Hoje me deparei com um bicho.
Era de metal. Inerte, porém articulado.
Era um dos bichos de Lygia Clark. E estava num pedestal.
Fiquei feliz ao vê-lo, depois de muito sabê-lo.
Eu o esperava ver num pedestal também, então não foi uma surpresa.
No entando para a artista acho que seria. Algo idealizado para ir além do objeto de exposição, teve o mesmo fim fatídico de qualquer escultura: o spotlight.
Pro artista arte é coisa muito séria.
Pro mundo arte é mais um rótulo de coisa.

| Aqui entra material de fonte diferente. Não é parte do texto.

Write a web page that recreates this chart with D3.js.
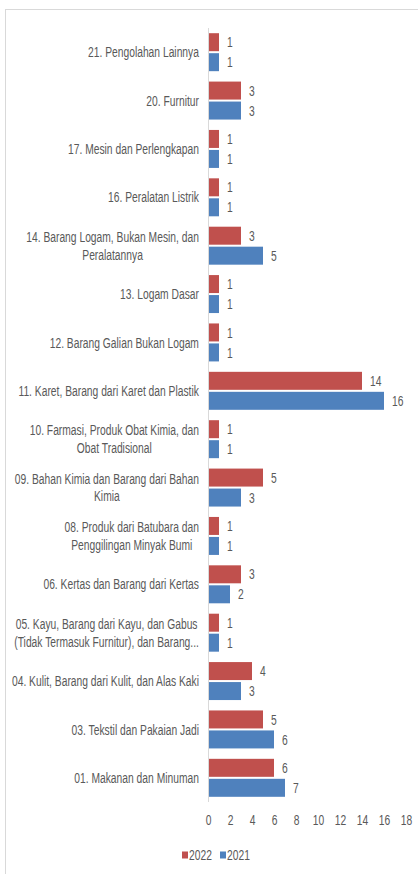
<!DOCTYPE html>
<html>
<head>
<meta charset="utf-8">
<script src="https://cdn.jsdelivr.net/npm/d3@7"></script>
<style>
  body { margin: 0; background: #fff; }
  text { font-family: "Liberation Sans Narrow", "Arial Narrow", "Liberation Sans", sans-serif; fill: #595959; }
</style>
</head>
<body>
<div id="chart-area"></div>
<script>
// data, top row first
const categories = [
  "21. Pengolahan Lainnya",
  "20. Furnitur",
  "17. Mesin dan Perlengkapan",
  "16. Peralatan Listrik",
  "14. Barang Logam, Bukan Mesin, dan\nPeralatannya",
  "13. Logam Dasar",
  "12. Barang Galian Bukan Logam",
  "11. Karet, Barang dari Karet dan Plastik",
  "10. Farmasi, Produk Obat Kimia, dan\nObat Tradisional",
  "09. Bahan Kimia dan Barang dari Bahan\nKimia",
  "08. Produk dari Batubara dan\nPenggilingan Minyak Bumi",
  "06. Kertas dan Barang dari Kertas",
  "05. Kayu, Barang dari Kayu, dan Gabus\n(Tidak Termasuk Furnitur), dan Barang...",
  "04. Kulit, Barang dari Kulit, dan Alas Kaki",
  "03. Tekstil dan Pakaian Jadi",
  "01. Makanan dan Minuman"
]
const values2022 = [1, 3, 1, 1, 3, 1, 1, 14, 1, 5, 1, 3, 1, 4, 5, 6]
const values2021 = [1, 3, 1, 1, 5, 1, 1, 16, 1, 3, 1, 2, 1, 3, 6, 7]
const seriesNames = ["2022", "2021"]
const seriesColors = ["#C0504D", "#4F81BD"]
const xTicks = [0, 2, 4, 6, 8, 10, 12, 14, 16, 18]

const W = 418, H = 874
const MARGIN = {LEFT: 208, RIGHT: 12, TOP: 28, BOTTOM: 72}
const FS = 14.5
const NARROW = 0.71 // no narrow font installed, squeeze horizontally

const data = categories.map((c, i) => ({name: c, v: [values2022[i], values2021[i]]}))

const svg = d3.select("#chart-area").append("svg")
  .attr("width", W)
  .attr("height", H)

// chart border
svg.append("rect")
  .attr("x", 5.5).attr("y", 9.5)
  .attr("width", W + 10).attr("height", H + 10)
  .attr("fill", "none")
  .attr("stroke", "#d9d9d9")

const x = d3.scaleLinear()
  .domain([0, 18])
  .range([MARGIN.LEFT, 406])

const y = d3.scaleBand()
  .domain(categories)
  .range([MARGIN.TOP, H - MARGIN.BOTTOM])
  .paddingInner(0.215)
  .paddingOuter(0.1075)

const ySub = d3.scaleBand()
  .domain(seriesNames)
  .range([0, y.bandwidth()])
  .paddingInner(0.1)

// x axis labels only
const xAxisCall = d3.axisBottom(x)
  .tickValues(xTicks)
  .tickSize(0)
  .tickPadding(13)
const xg = svg.append("g")
  .attr("transform", `translate(0,${H - MARGIN.BOTTOM})`)
  .call(xAxisCall)
xg.select(".domain").remove()
xg.selectAll("text")
  .attr("font-size", FS)
  .attr("font-family", null)
  .attr("fill", null)
  .attr("transform", `scale(${NARROW},1)`)

// bars
const groups = svg.selectAll("g.cat")
  .data(data)
  .enter().append("g")
    .attr("class", "cat")
    .attr("transform", d => `translate(0,${y(d.name)})`)

seriesNames.forEach((s, si) => {
  groups.append("rect")
    .attr("x", x(0))
    .attr("y", ySub(s))
    .attr("width", d => x(d.v[si]) - x(0))
    .attr("height", ySub.bandwidth())
    .attr("fill", seriesColors[si])

  groups.append("text")
    .attr("transform", d => `translate(${x(d.v[si]) + 8},${ySub(s) + ySub.bandwidth() / 2}) scale(${NARROW},1)`)
    .attr("dy", "0.35em")
    .attr("font-size", FS)
    .text(d => d.v[si])
})

// vertical axis line
svg.append("line")
  .attr("x1", x(0) + 0.5).attr("x2", x(0) + 0.5)
  .attr("y1", MARGIN.TOP).attr("y2", H - MARGIN.BOTTOM)
  .attr("stroke", "#d9d9d9")

// category labels: block right-aligned, lines centred
const LABEL_RIGHT = 199
const LINE_H = 17.5
groups.each(function(d) {
  const lines = d.name.split("\n")
  const t = d3.select(this).append("text")
    .attr("font-size", FS)
    .attr("text-anchor", "middle")
  lines.forEach((ln, i) => {
    t.append("tspan")
      .attr("x", 0)
      .attr("y", y.bandwidth() / 2 + (i - (lines.length - 1) / 2) * LINE_H)
      .attr("dy", "0.35em")
      .text(ln)
  })
  let maxW = 0
  t.selectAll("tspan").each(function() {
    maxW = Math.max(maxW, this.getComputedTextLength())
  })
  t.attr("transform", `translate(${LABEL_RIGHT - maxW * NARROW / 2},0) scale(${NARROW},1)`)
})

// legend
const legend = svg.append("g")
  .attr("transform", "translate(182,855)")
seriesNames.forEach((s, i) => {
  const lg = legend.append("g").attr("transform", `translate(${i * 38},0)`)
  lg.append("rect")
    .attr("x", 0).attr("y", -3.5)
    .attr("width", 6).attr("height", 7)
    .attr("fill", seriesColors[i])
  lg.append("text")
    .attr("transform", `translate(7,0) scale(${NARROW},1)`)
    .attr("dy", "0.35em")
    .attr("font-size", FS)
    .text(s)
})
</script>
</body>
</html>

Transbordar a tela e inundar a vida: surpreender o olhar despreparado para o que ele nem sabe que pode ver: esse é o objetivo do artista - sugar o sujeito que fita a obra para uma dimensão onírica, onde 2 corpos podem sim ocupar o mesmíssimo lugar no espaço.

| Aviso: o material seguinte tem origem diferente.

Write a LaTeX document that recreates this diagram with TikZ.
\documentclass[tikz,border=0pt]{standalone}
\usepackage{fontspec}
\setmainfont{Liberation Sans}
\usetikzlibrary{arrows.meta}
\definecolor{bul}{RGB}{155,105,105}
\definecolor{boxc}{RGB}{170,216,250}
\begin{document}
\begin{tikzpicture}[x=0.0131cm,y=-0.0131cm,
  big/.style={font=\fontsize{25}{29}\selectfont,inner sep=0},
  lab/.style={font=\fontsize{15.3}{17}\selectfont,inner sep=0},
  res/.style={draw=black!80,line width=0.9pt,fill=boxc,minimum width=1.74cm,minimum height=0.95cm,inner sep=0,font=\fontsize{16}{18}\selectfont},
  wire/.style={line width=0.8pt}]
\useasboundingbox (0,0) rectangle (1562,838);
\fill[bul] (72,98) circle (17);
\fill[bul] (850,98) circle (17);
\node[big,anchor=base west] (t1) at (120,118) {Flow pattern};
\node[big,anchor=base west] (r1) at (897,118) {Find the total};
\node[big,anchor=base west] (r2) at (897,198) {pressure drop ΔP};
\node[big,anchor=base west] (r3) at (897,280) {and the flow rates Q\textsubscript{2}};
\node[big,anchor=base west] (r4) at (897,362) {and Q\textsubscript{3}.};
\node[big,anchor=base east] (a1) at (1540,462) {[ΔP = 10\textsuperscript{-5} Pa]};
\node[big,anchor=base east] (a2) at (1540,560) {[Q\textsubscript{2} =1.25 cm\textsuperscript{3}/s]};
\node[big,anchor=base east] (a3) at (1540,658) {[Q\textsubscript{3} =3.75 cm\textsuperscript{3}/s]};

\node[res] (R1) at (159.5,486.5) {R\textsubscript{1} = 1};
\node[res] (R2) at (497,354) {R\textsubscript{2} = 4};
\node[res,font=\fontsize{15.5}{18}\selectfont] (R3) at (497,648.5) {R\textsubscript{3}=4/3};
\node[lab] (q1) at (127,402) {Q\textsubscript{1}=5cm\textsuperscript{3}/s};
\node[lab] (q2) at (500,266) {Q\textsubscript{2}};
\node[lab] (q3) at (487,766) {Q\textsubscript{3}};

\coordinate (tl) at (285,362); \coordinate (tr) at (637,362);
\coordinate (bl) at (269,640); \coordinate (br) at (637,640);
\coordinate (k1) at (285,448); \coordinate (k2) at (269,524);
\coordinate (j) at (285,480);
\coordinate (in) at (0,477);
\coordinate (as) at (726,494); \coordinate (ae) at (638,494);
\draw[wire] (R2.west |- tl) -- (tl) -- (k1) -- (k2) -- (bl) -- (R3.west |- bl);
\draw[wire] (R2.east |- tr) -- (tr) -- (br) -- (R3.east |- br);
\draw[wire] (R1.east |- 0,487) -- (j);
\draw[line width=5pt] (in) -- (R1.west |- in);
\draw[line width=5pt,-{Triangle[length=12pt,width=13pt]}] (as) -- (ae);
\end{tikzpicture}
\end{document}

É só ali numa escultura, numa pintura, ..., que uma expressão pode ser tão delicadamente transmitida. Não há palavra dura que transmita a delicadeza mole e sutil do sentimento.

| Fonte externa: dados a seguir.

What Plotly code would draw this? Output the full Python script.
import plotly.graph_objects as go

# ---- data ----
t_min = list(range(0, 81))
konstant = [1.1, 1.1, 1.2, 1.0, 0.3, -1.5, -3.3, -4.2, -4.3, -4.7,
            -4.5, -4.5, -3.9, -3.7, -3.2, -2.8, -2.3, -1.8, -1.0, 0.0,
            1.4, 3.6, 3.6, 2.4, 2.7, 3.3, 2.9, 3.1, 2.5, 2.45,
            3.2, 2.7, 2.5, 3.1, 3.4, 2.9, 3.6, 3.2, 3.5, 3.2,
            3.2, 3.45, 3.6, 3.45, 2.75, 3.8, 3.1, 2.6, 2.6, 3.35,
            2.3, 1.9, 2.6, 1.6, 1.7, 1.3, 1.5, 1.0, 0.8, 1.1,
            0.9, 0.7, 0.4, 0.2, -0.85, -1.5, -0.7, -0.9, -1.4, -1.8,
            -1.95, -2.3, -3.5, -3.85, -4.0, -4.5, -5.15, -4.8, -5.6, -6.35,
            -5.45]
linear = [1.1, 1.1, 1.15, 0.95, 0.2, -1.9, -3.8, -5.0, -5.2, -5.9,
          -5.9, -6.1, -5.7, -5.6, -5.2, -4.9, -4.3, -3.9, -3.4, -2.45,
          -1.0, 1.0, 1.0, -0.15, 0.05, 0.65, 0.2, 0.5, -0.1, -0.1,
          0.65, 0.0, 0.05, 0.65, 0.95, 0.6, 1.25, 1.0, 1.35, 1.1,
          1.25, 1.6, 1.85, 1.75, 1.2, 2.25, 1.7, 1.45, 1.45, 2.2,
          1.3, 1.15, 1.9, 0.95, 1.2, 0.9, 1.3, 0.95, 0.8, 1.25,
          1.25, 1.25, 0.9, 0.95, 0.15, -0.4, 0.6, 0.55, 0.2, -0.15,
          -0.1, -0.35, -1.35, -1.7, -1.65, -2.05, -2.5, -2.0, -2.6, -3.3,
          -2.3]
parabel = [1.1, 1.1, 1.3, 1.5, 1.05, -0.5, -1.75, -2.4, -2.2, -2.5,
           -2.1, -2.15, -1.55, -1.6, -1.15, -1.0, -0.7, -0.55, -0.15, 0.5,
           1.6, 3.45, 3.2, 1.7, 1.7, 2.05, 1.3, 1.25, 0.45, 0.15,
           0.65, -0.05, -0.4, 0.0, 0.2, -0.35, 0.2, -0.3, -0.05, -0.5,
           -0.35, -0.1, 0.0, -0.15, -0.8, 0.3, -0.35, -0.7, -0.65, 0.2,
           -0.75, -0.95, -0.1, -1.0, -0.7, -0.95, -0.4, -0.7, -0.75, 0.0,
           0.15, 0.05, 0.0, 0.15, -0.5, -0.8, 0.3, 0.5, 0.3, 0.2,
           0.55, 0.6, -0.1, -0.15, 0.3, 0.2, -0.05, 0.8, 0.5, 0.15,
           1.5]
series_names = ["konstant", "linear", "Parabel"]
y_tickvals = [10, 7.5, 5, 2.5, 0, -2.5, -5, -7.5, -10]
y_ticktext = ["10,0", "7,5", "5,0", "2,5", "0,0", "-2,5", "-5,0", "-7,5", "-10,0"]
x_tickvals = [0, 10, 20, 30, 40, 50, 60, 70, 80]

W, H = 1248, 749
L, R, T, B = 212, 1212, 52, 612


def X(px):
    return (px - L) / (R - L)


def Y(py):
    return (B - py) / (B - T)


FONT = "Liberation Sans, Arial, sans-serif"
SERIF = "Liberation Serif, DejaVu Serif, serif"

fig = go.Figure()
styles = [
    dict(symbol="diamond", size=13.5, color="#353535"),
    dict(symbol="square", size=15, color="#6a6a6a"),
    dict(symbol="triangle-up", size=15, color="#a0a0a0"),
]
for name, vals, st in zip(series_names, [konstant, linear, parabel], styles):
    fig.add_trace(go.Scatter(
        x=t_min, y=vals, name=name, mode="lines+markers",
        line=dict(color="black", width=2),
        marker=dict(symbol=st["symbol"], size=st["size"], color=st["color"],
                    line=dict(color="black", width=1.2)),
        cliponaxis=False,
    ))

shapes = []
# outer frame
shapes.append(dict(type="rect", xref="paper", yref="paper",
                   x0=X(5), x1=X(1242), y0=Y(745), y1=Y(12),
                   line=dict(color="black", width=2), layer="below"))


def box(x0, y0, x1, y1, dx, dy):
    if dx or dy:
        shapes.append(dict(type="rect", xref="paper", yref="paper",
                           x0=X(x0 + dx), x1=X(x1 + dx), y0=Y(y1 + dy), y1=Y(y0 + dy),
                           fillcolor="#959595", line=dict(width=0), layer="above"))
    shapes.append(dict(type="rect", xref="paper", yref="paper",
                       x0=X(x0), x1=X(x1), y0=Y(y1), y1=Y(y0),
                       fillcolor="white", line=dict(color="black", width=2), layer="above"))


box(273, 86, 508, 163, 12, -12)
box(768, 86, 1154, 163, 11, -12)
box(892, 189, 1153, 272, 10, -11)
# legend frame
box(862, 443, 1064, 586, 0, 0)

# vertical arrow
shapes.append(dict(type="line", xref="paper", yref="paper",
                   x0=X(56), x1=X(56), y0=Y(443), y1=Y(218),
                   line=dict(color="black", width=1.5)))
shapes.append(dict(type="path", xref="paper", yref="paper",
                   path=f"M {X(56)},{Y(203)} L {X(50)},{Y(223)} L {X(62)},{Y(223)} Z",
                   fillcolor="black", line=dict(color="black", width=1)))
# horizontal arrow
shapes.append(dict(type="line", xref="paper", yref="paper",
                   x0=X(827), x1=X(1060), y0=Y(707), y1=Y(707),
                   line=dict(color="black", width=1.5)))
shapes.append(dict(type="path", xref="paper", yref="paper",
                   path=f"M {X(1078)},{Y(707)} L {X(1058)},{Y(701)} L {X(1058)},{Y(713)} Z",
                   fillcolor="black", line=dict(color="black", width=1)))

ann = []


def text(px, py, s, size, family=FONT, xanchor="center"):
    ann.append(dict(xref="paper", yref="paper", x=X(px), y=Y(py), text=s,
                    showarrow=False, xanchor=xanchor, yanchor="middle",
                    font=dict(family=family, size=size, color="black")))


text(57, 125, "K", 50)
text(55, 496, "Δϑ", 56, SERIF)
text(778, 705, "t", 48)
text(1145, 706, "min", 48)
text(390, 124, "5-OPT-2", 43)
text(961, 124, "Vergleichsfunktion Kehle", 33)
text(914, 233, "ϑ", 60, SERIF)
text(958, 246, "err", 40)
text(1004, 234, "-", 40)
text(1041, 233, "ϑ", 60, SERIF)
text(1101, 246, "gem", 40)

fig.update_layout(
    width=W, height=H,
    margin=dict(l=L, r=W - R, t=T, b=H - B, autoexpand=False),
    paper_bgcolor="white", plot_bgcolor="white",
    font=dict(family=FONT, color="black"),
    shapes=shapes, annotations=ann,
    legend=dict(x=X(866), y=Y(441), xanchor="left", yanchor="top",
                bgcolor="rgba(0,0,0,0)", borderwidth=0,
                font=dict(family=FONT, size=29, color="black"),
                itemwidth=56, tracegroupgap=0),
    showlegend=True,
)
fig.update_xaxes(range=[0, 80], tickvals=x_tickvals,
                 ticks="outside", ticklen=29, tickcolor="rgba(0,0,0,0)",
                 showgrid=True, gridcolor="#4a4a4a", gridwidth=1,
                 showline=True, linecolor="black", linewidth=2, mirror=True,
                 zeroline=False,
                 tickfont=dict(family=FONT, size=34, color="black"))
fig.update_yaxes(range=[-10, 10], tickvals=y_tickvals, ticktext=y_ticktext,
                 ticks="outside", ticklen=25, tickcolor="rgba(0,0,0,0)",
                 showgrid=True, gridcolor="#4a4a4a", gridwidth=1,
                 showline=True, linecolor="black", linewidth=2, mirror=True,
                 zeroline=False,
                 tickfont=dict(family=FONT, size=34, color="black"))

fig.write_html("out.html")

Cá estou - duro que sou na minha casca - transcorrendo com palavras coisas que senti.
E não parto de nenhuma presunção de que conseguirei transmitir o que vi, o que senti, o que pensei. É só que a arte me afeta e daí aquilo que inunda o artista me inunda também - e como também sou artista também tenho que transbordar.
E não falo com presunção que sou artista, falo com convicção.
Nasci
gauche.
Tentei me conter aos limites das
canvas, mas só consegui transbordar por toda a minha vida.
Talvez o bicho de Lygia Clark estivesse me observando e pensando o mesmo de mim: desafortunada criatura feita para transbordar e contida nessa casca dura com ares de quem respira spotlight.
Devidamente reconhecido, farejado e decifrado virei e fui-me embora.